Another hit that was written after a meeting in Kassit was "Shnei Shoshanim" (Two Roses ). One day poet Yaakov Orland and composer Mordechai Zeira were sitting there with their wives, said director Danny Valin, and suddenly a flower seller approached their table and gave two flower to the two women: one lily to each. At that moment, claims Valin, Orland was inspired to write the famous song.

The godfather stayed awake

What is the actor Meir Suissa doing directing a documentary? And what is there about the bastion of Tel Aviv Ashkenazic culture that attracted and interested the Moroccan-born entertainer? "I have an obsession for documentation," he confesses. "For 30 years I've been documenting everything in my life. It's only by chance that I came to this interview without a camera," he smiles.

Suissa arrived in Kibbutz Yifat from Morocco at the age of 15 as a Zionist ("In Morocco I walked around with a picture of Moshe Dayan in my pocket," ) and says he was fascinated by the new culture he encountered, "this combination of Ashkenazic culture and the idea of equality on the kibbutz. Later, the vagaries of fate brought me to a path that follows the anthology of Israeli culture," as he put it.

He was recruited into a military entertainment troupe, became famous thanks to his appearance in "Halahaka" (The Troupe ), Avi Nesher's 1976 film, and in the 1980s, when he married Ruthie, Yaffa Yarkoni's daughter, he received direct access to the inventory of stories of one of the symbols of the development of Israeli culture.

As a result of the meeting with Yarkoni ("She's also obsessive about documentation and her albums are a real archive," he says ), he got the idea of creating a film or a television series that would present the story of the development of Israeli culture. He dreamed that it would be a musical drama. For years he worked on the idea, studied the history of local culture, interviewed people - and then, one day in the early 1990s, he conducted an interview that really captivated him.

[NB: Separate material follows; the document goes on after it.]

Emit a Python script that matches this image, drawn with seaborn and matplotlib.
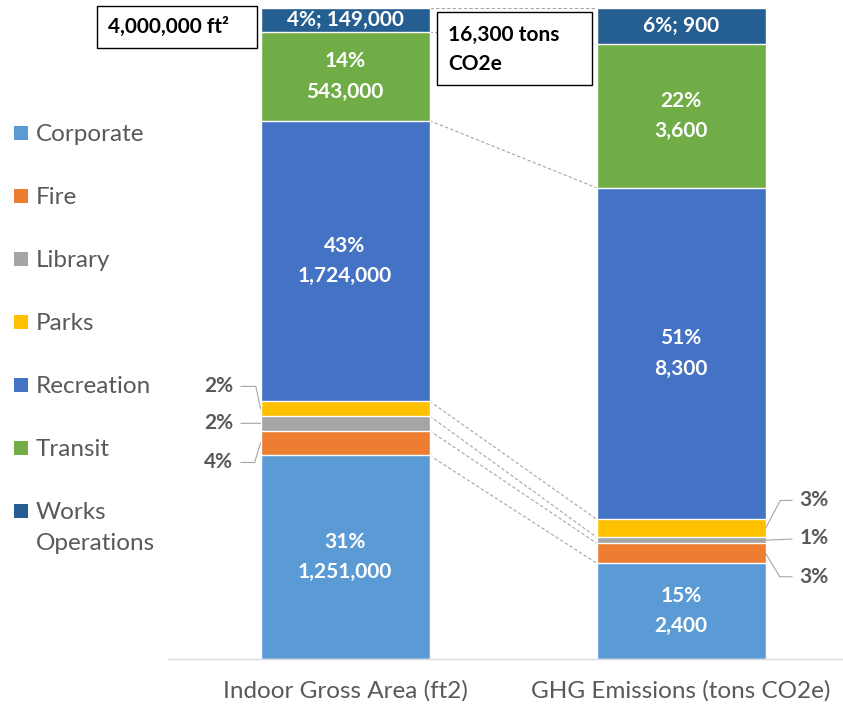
import matplotlib.pyplot as plt
import matplotlib.patches as mpatches
import pandas as pd
import seaborn as sns

# Datos
categories = ["Corporate", "Fire", "Library", "Parks", "Recreation", "Transit", "Works\nOperations"]
colors = ["#5B9BD5", "#ED7D31", "#A5A5A5", "#FFC000", "#4472C4", "#70AD47", "#255E91"]
metrics = ["Indoor Gross Area (ft2)", "GHG Emissions (tons CO2e)"]
area_ft2 = [1251000, 152000, 90000, 91000, 1724000, 543000, 149000]
ghg_tons = [2400, 500, 150, 450, 8300, 3600, 900]
# como se rotula cada segmento: dentro (2 lineas), dentro en 1 linea, o fuera
label_mode = ["in", "out", "out", "out", "in", "in", "one"]

sns.set_theme(style="white")
plt.rcParams["font.family"] = ["Lato", "DejaVu Sans"]
GRAY = "#595959"
W, H = 843, 708

df = pd.DataFrame({"category": categories, metrics[0]: area_ft2, metrics[1]: ghg_tons})
totals = df[metrics].sum()
share = df[metrics] / totals
cum = share.cumsum()

fig = plt.figure(figsize=(W / 100, H / 100), dpi=100)
ax = fig.add_axes([168 / W, 49 / H, 675 / W, 651 / H])

# Barras apiladas: se dibuja el acumulado de arriba hacia abajo
bar_w = 0.503
for i in reversed(range(len(categories))):
    sns.barplot(x=metrics, y=cum.iloc[i].values, color=colors[i], width=bar_w,
                saturation=1, errorbar=None, ax=ax)

ax.set_xlim(-0.527, 1.482)
ax.set_ylim(0, 1)

# Lineas de serie entre barras
x0, x1 = bar_w / 2, 1 - bar_w / 2
for a, b in zip(cum[metrics[0]], cum[metrics[1]]):
    ax.plot([x0, x1], [a, b], color="#A6A6A6", lw=0.8, ls=(0, (3, 2)), zorder=0.5, clip_on=False)

# Etiquetas
out_offsets = {
    0: {1: (-30, -14, -107), 2: (-30, 0, None), 3: (-30, 16, 102)},
    1: {1: (35, -17, -59), 2: (35, 1.5, None), 3: (35, 20, 62)},
}
lab_kw = dict(ha="center", va="center", fontsize=15, fontweight="bold", linespacing=1.65)
for j, m in enumerate(metrics):
    for i in range(len(categories)):
        v = int(df[m].iloc[i])
        p = share[m].iloc[i]
        mid = cum[m].iloc[i] - p / 2
        pct = f"{p * 100:.0f}%"
        if label_mode[i] == "in":
            ax.text(j, mid, f"{pct}\n{v:,}", color="white", **lab_kw)
        elif label_mode[i] == "one":
            ax.text(j, mid, f"{pct}; {v:,}", color="white", **lab_kw)
        else:
            dx, dy, angB = out_offsets[j][i]
            edge = j - bar_w / 2 if j == 0 else j + bar_w / 2
            cs = "arc3,rad=0" if angB is None else f"angle,angleA=0,angleB={angB},rad=0"
            ax.annotate(pct, xy=(edge, mid), xytext=(dx, dy), textcoords="offset points",
                        color=GRAY, **lab_kw,
                        arrowprops=dict(arrowstyle="-", color="#A6A6A6", lw=0.8,
                                        connectionstyle=cs, shrinkA=3, shrinkB=0))

# Ejes
ax.set_xlabel("")
ax.set_ylabel("")
ax.set_yticks([])
ax.tick_params(axis="x", length=0, pad=15, labelsize=17.5, labelcolor=GRAY)
for s in ["left", "top", "right"]:
    ax.spines[s].set_visible(False)
ax.spines["bottom"].set_color("#D9D9D9")
ax.spines["bottom"].set_linewidth(1)


def px_rect(x0p, y0p, x1p, y1p, **kw):
    return mpatches.Rectangle((x0p / W, 1 - y1p / H), (x1p - x0p) / W, (y1p - y0p) / H,
                              transform=fig.transFigure, **kw)


# Cajas con totales
box_kw = dict(facecolor="white", edgecolor="black", lw=1, zorder=2)
fig.add_artist(px_rect(97, 6, 257, 48, **box_kw))
fig.add_artist(px_rect(437, 12, 592, 85, **box_kw))
fig.text(108 / W, 1 - 27 / H, f"{int(totals[metrics[0]]):,} ft²", ha="left", va="center",
         fontsize=15, fontweight="bold", color="black", zorder=3)
fig.text(448 / W, 1 - 25 / H, f"{int(totals[metrics[1]]):,} tons\nCO2e", ha="left", va="top",
         fontsize=15, fontweight="bold", color="black", zorder=3, linespacing=1.55)

# Leyenda (cuadro alineado con la primera linea del texto)
leg_fs = 17.5
em = leg_fs * 100 / 72
for i, (c, lab) in enumerate(zip(colors, categories)):
    yc = 133 + 63 * i
    fig.add_artist(px_rect(14, yc - 7, 28, yc + 7, facecolor=c, edgecolor="none"))
    fig.text(36 / W, 1 - (yc - 0.36 * em) / H, lab, ha="left", va="top", fontsize=leg_fs,
             color=GRAY, linespacing=1.56)

fig.savefig("out.png", dpi=100)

"With great chutzpah I contacted Arik Einstein and invited him for an interview," says Suissa. "I told him what I wanted to do, and he said it was a great idea, but impossible to implement. Despite that he left his house, took a taxi, came to my house and gave a three-hour interview. In effect, the entire idea of the film was born thanks to him, because Arik has a phenomenal memory and he remembered all the details since he was a boy of nine and came to Kassit with his father, who was an actor with the Ohel Theater, up to the days when he himself sat in Kassit and became friendly with Moishele Ish-Kassit."

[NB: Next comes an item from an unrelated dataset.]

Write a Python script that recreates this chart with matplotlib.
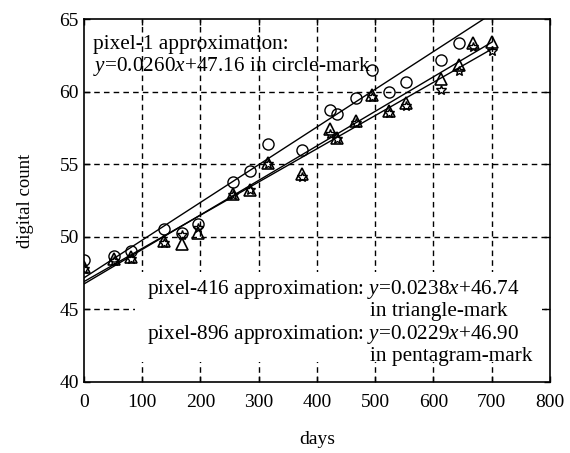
import numpy as np
import matplotlib
matplotlib.use("Agg")
import matplotlib.pyplot as plt
from matplotlib.patches import Rectangle

plt.rcParams['font.family'] = ['Liberation Serif', 'DejaVu Serif']
plt.rcParams['mathtext.fontset'] = 'custom'
plt.rcParams['mathtext.rm'] = 'Liberation Serif'
plt.rcParams['mathtext.it'] = 'Liberation Serif:italic'

# days of measurement
days = [0, 52, 81, 138, 168, 196, 256, 286, 316, 375, 422, 434, 467, 494, 524, 553, 613, 643, 668, 700]

# pixel-1 (circles), last two are above the plot top
pix1 = [48.4, 48.7, 49.0, 50.5, 50.25, 50.9, 53.8, 54.55, 56.4, 55.95, 58.75, 58.45, 59.55, 61.5, 60.0, 60.65, 62.2, 63.35, 65.6, 65.8]
# pixel-416 (triangles)
pix416 = [47.9, 48.5, 48.6, 49.7, 49.5, 50.25, 52.95, 53.2, 55.1, 54.3, 57.4, 56.8, 57.95, 59.75, 58.65, 59.2, 60.85, 61.85, 63.35, 63.4]
# pixel-896 (pentagrams)
pix896 = [47.8, 48.35, 48.5, 49.6, 50.1, 50.6, 52.85, 53.2, 55.0, 54.1, 57.1, 56.75, 57.85, 59.65, 58.5, 59.0, 60.1, 61.4, 63.1, 62.8]

# linear fits
fit1 = (0.0260, 47.16)
fit416 = (0.0238, 46.74)
fit896 = (0.0229, 46.90)

fig = plt.figure(figsize=(5.7, 4.53), dpi=100)
ax = fig.add_axes([0.147, 0.157, 0.818, 0.801])

ax.set_xlim(0, 800)
ax.set_ylim(40, 65)
ax.set_xticks(np.arange(0, 801, 100))
ax.set_yticks(np.arange(40, 66, 5))

# dashed grid
for gx in range(100, 800, 100):
    ax.axvline(gx, color='k', lw=1.0, ls=(0, (4, 3)), zorder=1)
for gy in range(45, 65, 5):
    ax.axhline(gy, color='k', lw=1.0, ls=(0, (4, 3)), zorder=1)

# white area behind lower annotation
ax.add_patch(Rectangle((88, 41.4), 698, 6.2, facecolor='white', edgecolor='none', zorder=2))

xx = np.linspace(0, 700, 200)
for a, b in (fit1, fit416, fit896):
    ax.plot(xx, a * xx + b, color='k', lw=1.0, zorder=3)

ax.plot(days, pix1, ls='none', marker='o', ms=8, mfc='none', mec='k', mew=1.0, zorder=4)
ax.plot(days, pix416, ls='none', marker='^', ms=8.5, mfc='none', mec='k', mew=1.2, zorder=4)
ax.plot(days, pix896, ls='none', marker='*', ms=7, mfc='none', mec='k', mew=1.0, zorder=4)

fs = 15.3
ax.text(15, 63.25, "pixel-1 approximation:", fontsize=fs, va='center', zorder=5)
ax.text(15, 61.75, "$\\it{y}$=0.0260$\\it{x}$+47.16 in circle-mark", fontsize=fs, va='center', zorder=5)

ax.text(108, 46.35, "pixel-416 approximation: $\\it{y}$=0.0238$\\it{x}$+46.74", fontsize=fs, va='center', zorder=5)
ax.text(491, 44.85, "in triangle-mark", fontsize=fs, va='center', zorder=5)
ax.text(108, 43.25, "pixel-896 approximation: $\\it{y}$=0.0229$\\it{x}$+46.90", fontsize=fs, va='center', zorder=5)
ax.text(491, 41.75, "in pentagram-mark", fontsize=fs, va='center', zorder=5)

ax.tick_params(direction='in', top=True, right=True, labelsize=14, length=4, width=1)
ax.tick_params(axis='x', pad=9)
ax.set_xlabel("days", fontsize=14, labelpad=14)
ax.set_ylabel("digital count", fontsize=13.5, labelpad=18)
for s in ax.spines.values():
    s.set_linewidth(1.2)
    s.set_zorder(6)

fig.savefig("out.png", dpi=100)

Segments from that interview were used in both parts of the film.

Although Suissa recruited Naftali Alter and Assi Dayan to create the series, they were unable to raise the money necessary to produce it. Suissa was forced to abandon the idea, and left a symbolic tribute to it in the television series "Karov Levadai" (Almost Certainly - a quasi-autobiographical series that he wrote and in which he starred, about a former actor who tries to rehabilitate his career and meets model Miri Bohadana. Suissa's character tried to sell a TV series about Kassit to broadcasting groups ).

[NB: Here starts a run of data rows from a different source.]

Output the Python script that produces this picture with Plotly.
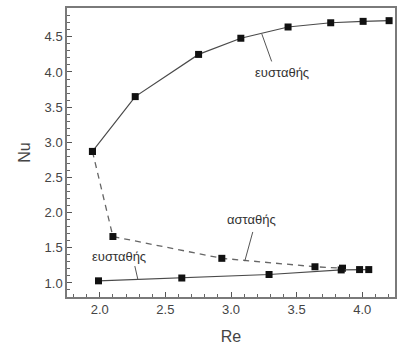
import plotly.graph_objects as go

# Upper stable branch
re_upper = [1.944, 2.27, 2.753, 3.075, 3.435, 3.76, 4.007, 4.205]
nu_upper = [2.87, 3.65, 4.25, 4.48, 4.64, 4.70, 4.72, 4.73]

# Unstable branch (dashed)
re_unstable = [1.944, 2.10, 2.93, 3.64, 3.85]
nu_unstable = [2.87, 1.66, 1.35, 1.23, 1.21]

# Lower stable branch
re_lower = [1.99, 2.625, 3.29, 3.84, 3.98, 4.05]
nu_lower = [1.03, 1.07, 1.12, 1.185, 1.19, 1.19]

x_ticks = [2.0, 2.5, 3.0, 3.5, 4.0]
y_ticks = [1.0, 1.5, 2.0, 2.5, 3.0, 3.5, 4.0, 4.5]

line_col = "#4a4a4a"
marker = dict(symbol="square", size=7, color="#111111")
font_family = "Liberation Sans, Arial, sans-serif"

fig = go.Figure()
fig.add_trace(go.Scatter(x=re_upper, y=nu_upper, mode="lines+markers",
                         line=dict(color=line_col, width=1.2), marker=marker))
fig.add_trace(go.Scatter(x=re_unstable, y=nu_unstable, mode="lines+markers",
                         line=dict(color="#666666", width=1.3, dash="6px,5px"),
                         marker=marker))
fig.add_trace(go.Scatter(x=re_lower, y=nu_lower, mode="lines+markers",
                         line=dict(color=line_col, width=1.2), marker=marker))

# Branch labels with leader lines: (text, text x, text y, line from, line to)
labels = [
    ("ευσταθής", 3.39, 3.99, (3.235, 4.54), (3.31, 4.15)),
    ("ασταθής", 3.16, 1.90, (3.105, 1.31), (3.166, 1.725)),
    ("ευσταθής", 2.15, 1.37, (2.29, 1.05), (2.267, 1.24)),
]
for text, tx, ty, p0, p1 in labels:
    fig.add_annotation(x=tx, y=ty, text=text, showarrow=False,
                       font=dict(family=font_family, size=13, color="#333333"))
    fig.add_shape(type="line", x0=p0[0], y0=p0[1], x1=p1[0], y1=p1[1],
                  line=dict(color="#555555", width=1))

axis_common = dict(
    showgrid=False, zeroline=False, automargin=False,
    showline=True, linecolor="#7a7a7a", linewidth=1.5, mirror=True,
    ticks="inside", ticklen=5, tickwidth=1, tickcolor="#555555",
    tickfont=dict(family=font_family, size=13, color="#444444"),
    minor=dict(ticks="inside", ticklen=3, tickwidth=1, tickcolor="#666666", dtick=0.1),
)

fig.update_xaxes(range=[1.75, 4.25], tickvals=x_ticks,
                 ticktext=[f"{v:.1f}" for v in x_ticks],
                 title=dict(text="Re", font=dict(family=font_family, size=16, color="#444444"),
                            standoff=18),
                 **axis_common)
fig.update_yaxes(range=[0.8, 4.91], tickvals=y_ticks,
                 ticktext=[f"{v:.1f}" for v in y_ticks],
                 title=dict(text="Nu", font=dict(family=font_family, size=16, color="#444444"),
                            standoff=10),
                 **axis_common)

fig.update_layout(
    width=399, height=345,
    margin=dict(l=67, r=4, t=8, b=48),
    plot_bgcolor="white", paper_bgcolor="white",
    showlegend=False,
)

fig.write_html("out.html")
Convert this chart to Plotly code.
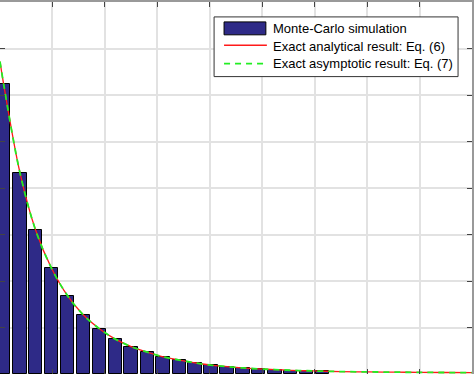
import plotly.graph_objects as go

# Histogram (Monte-Carlo) bin centers and heights
bin_centers = [0.07, 0.38, 0.68, 0.98, 1.29, 1.59, 1.90, 2.20, 2.50, 2.81, 3.11,
               3.42, 3.72, 4.02, 4.33, 4.63, 4.93, 5.24, 5.54, 5.85, 6.15]
mc_heights = [6.23, 4.33, 3.09, 2.28, 1.68, 1.27, 0.97, 0.75, 0.59, 0.47, 0.37,
              0.30, 0.24, 0.19, 0.16, 0.12, 0.10, 0.085, 0.075, 0.065, 0.055]

# Analytical / asymptotic curves
curve_x = [0.0, 0.07, 0.38, 0.68, 0.98, 1.29, 1.59, 1.90, 2.20, 2.50, 2.81, 3.11,
           3.42, 3.72, 4.02, 4.33, 4.63, 4.93, 5.24, 5.54, 5.85, 6.15, 6.5, 7.0,
           7.5, 8.0, 8.5, 9.0]
exact_y = [6.72, 6.23, 4.33, 3.09, 2.28, 1.68, 1.27, 0.97, 0.75, 0.59, 0.47, 0.37,
           0.30, 0.24, 0.19, 0.16, 0.13, 0.11, 0.095, 0.08, 0.07, 0.06, 0.052, 0.045,
           0.04, 0.035, 0.032, 0.03]
asym_y = list(exact_y)

legend_labels = ["Monte-Carlo simulation",
                 "Exact analytical result: Eq. (6)",
                 "Exact asymptotic result: Eq. (7)"]

BAR_COLOR = "#2e2a87"
RED = "#ff1a1a"
GREEN = "#22ee22"

fig = go.Figure()
fig.add_trace(go.Bar(
    x=bin_centers, y=mc_heights, width=0.255,
    marker=dict(color=BAR_COLOR, line=dict(color="black", width=1)),
    name=legend_labels[0]))
fig.add_trace(go.Scatter(
    x=curve_x, y=exact_y, mode="lines", line=dict(color=RED, width=1.3, shape="spline"),
    name=legend_labels[1]))
fig.add_trace(go.Scatter(
    x=curve_x, y=asym_y, mode="lines",
    line=dict(color=GREEN, width=1.8, dash="6px,5px", shape="spline"),
    name=legend_labels[2]))

axis_common = dict(showgrid=True, gridcolor="#e2e2e2", gridwidth=1.5,
                   showline=True, linecolor="#999999", linewidth=1.5,
                   mirror="allticks", ticks="inside", ticklen=5, tickcolor="#444444",
                   showticklabels=False, zeroline=False)

W, H = 474, 374


def px(xp):
    return xp / W


def py(yp):
    return 1 - yp / H


# MATLAB-style legend box drawn in paper coordinates
shapes = [
    dict(type="rect", xref="paper", yref="paper", x0=px(215), x1=px(460), y0=py(75), y1=py(15),
         line=dict(color="#333333", width=1), fillcolor="white", layer="above"),
    dict(type="rect", xref="paper", yref="paper", x0=px(225), x1=px(267), y0=py(33), y1=py(20),
         line=dict(color="black", width=1), fillcolor=BAR_COLOR, layer="above"),
    dict(type="line", xref="paper", yref="paper", x0=px(225), x1=px(268), y0=py(43.5), y1=py(43.5),
         line=dict(color=RED, width=1.3), layer="above"),
    dict(type="line", xref="paper", yref="paper", x0=px(225), x1=px(268), y0=py(62), y1=py(62),
         line=dict(color=GREEN, width=1.8, dash="6px,5px"), layer="above"),
]
annotations = [
    dict(xref="paper", yref="paper", x=px(272), y=py(yc), text=t, showarrow=False,
         xanchor="left", yanchor="middle", font=dict(size=13, color="black"))
    for t, yc in zip(legend_labels, [27, 44.5, 62])
]

fig.update_layout(
    width=W, height=H,
    margin=dict(l=0, r=0, t=0, b=0),
    paper_bgcolor="white", plot_bgcolor="white",
    font=dict(family="Liberation Sans, Arial, sans-serif", size=13, color="black"),
    bargap=0,
    showlegend=False,
    shapes=shapes, annotations=annotations,
    xaxis=dict(range=[0, 9], dtick=1, **axis_common),
    yaxis=dict(range=[0, 8], dtick=1, **axis_common),
)

fig.write_html("out.html", config={"displayModeBar": False},
               post_script="document.body.style.margin='0';document.body.style.overflow='hidden';")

Afterwards he decided to combine his obsession for documentation with the ambitious series about dreams, and to create a documentary about Kassit. "That's what was left," he said. "After all, it's impossible not to tell the story of that marvelous cafe."

Suissa himself happened to visit Kassit once in his youth, he says. "At the time I had no idea what this place symbolized, but I won't forget that day. It was very early in the morning, I was 21 years old, on discharge leave from the army, and I had come from the kibbutz to a meeting in Tel Aviv, because they had invited me to rehearsals for the Halahaka on Dizengoff Street. I came with the kibbutz ride two hours before the rehearsals, walked around Dizengoff, and found an open cafe that looked to me like a cafe in a little Italian village. Inside was a man dressed in black, who looked like the Godfather. Of all of them, I was the only one who caught Hatzkel awake!" he laughs.

In the film there are many testimonies to Hatzel's love for napping on his chair in the cafe, to the backdrop of stills that show the owner in action.

According to Suissa, only during the work on the film, which was produced by Doron Eran (with the support of Channel 8 and the Yehoshua Rabinowitz Foundation ) did he understand that he was not making a film only about a cafe, but about a genuine cultural institution. "I didn't imagine how important this film is," he says. "All I wanted was to tell the story of Hatzkel, Moishele and the cafe, and suddenly, as I was working, I understood that in fact the entire Israeli culture began there. All the poets, actors, painters, musicians - all of them passed through there. The country's most important artists. Each one of them deserves a film himself. They sat there and created there too. It was a place of culture, creativity, passion."

"Kol Anshei Kassit" provides a glimpse of the culture, creativity and passion that flourished in the heart of Dizengoff Street, and arouses thoughts about the ability of such a meeting place to encourage artistic creativity. "[In Kassit] there was the relaxed feeling of a cafe," says media figure Yitzhak Livni, who also frequented the place, in the film. "[There was] the calm of time without a crowded schedule. The conversations at Kassit were also less about political issues and more about literature, about girls. It was based - without the guys being aware of it - on the claim made by the ancient Greeks, to the effect that leisure time is the father of culture."